■ The exercise ■
Copy out each line featuring the string "that" from the entries beneath.

■ Data rows ■
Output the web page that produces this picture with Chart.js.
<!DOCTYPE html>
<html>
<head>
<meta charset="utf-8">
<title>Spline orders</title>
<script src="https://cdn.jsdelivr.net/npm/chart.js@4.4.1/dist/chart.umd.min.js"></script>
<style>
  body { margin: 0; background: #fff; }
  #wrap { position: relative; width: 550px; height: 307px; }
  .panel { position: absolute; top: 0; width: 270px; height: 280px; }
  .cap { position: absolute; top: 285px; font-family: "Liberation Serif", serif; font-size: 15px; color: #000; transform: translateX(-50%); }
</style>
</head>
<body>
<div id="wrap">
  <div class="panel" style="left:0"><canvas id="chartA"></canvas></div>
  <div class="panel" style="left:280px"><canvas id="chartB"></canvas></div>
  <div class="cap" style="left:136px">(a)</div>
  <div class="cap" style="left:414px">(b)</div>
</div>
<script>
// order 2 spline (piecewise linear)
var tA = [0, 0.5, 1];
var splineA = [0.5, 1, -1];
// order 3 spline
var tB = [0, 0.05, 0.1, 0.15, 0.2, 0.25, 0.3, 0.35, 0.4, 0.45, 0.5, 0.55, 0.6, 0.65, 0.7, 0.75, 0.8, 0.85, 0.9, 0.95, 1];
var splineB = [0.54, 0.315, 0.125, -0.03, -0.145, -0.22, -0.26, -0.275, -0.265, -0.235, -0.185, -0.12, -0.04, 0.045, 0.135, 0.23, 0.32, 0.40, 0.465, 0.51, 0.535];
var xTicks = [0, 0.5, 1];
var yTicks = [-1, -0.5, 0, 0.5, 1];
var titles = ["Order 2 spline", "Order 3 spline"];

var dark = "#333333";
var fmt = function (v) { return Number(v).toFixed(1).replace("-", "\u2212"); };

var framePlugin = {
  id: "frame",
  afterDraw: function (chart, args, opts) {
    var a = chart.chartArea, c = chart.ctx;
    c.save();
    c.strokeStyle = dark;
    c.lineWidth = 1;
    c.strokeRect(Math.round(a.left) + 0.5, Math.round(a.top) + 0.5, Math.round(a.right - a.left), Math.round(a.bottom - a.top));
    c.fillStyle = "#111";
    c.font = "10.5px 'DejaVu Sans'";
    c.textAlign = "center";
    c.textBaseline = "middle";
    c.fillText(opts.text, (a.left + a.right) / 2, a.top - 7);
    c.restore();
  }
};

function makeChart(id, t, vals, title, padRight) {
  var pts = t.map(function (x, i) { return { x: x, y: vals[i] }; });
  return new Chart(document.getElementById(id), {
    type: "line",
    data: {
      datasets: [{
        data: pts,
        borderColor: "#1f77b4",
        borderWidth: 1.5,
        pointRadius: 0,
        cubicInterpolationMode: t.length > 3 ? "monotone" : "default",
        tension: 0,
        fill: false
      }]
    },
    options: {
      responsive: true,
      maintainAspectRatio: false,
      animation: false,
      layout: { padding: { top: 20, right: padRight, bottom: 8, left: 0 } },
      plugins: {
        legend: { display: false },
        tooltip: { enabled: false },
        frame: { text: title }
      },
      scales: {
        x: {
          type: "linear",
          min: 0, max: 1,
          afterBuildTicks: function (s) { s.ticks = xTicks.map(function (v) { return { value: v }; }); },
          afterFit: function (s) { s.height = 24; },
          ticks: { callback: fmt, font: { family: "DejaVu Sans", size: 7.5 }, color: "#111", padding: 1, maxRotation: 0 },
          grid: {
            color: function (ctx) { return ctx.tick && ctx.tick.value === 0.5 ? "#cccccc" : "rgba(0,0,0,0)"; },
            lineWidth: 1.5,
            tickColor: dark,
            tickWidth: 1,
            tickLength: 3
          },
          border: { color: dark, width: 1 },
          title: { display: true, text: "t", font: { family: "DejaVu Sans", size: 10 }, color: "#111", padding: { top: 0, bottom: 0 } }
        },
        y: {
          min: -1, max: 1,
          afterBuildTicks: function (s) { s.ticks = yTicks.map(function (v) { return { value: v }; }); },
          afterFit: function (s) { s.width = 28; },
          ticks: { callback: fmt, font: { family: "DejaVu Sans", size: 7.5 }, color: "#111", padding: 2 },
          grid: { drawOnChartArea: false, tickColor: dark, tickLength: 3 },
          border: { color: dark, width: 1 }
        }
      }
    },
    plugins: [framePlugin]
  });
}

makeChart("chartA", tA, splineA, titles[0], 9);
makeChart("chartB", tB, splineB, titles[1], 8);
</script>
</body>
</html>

* * *

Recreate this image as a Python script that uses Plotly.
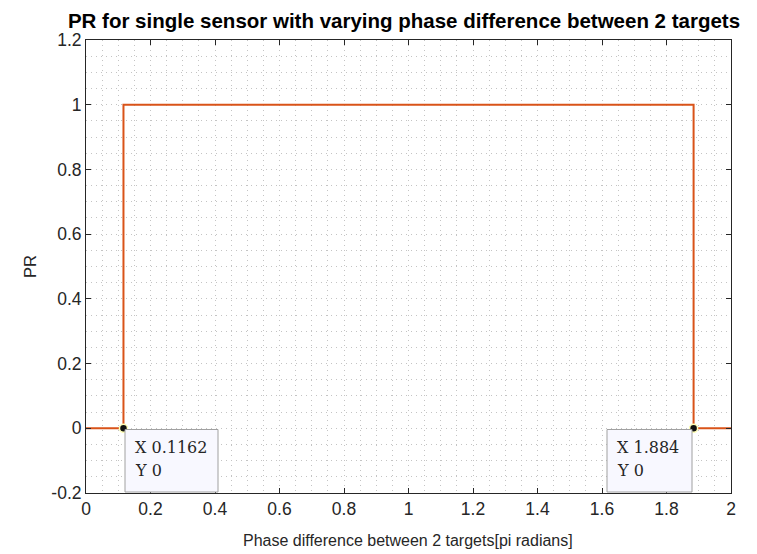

■ Answer to the task ■
Output the web page that produces this picture with Chart.js.
Recreate this image as a Python script that uses Plotly.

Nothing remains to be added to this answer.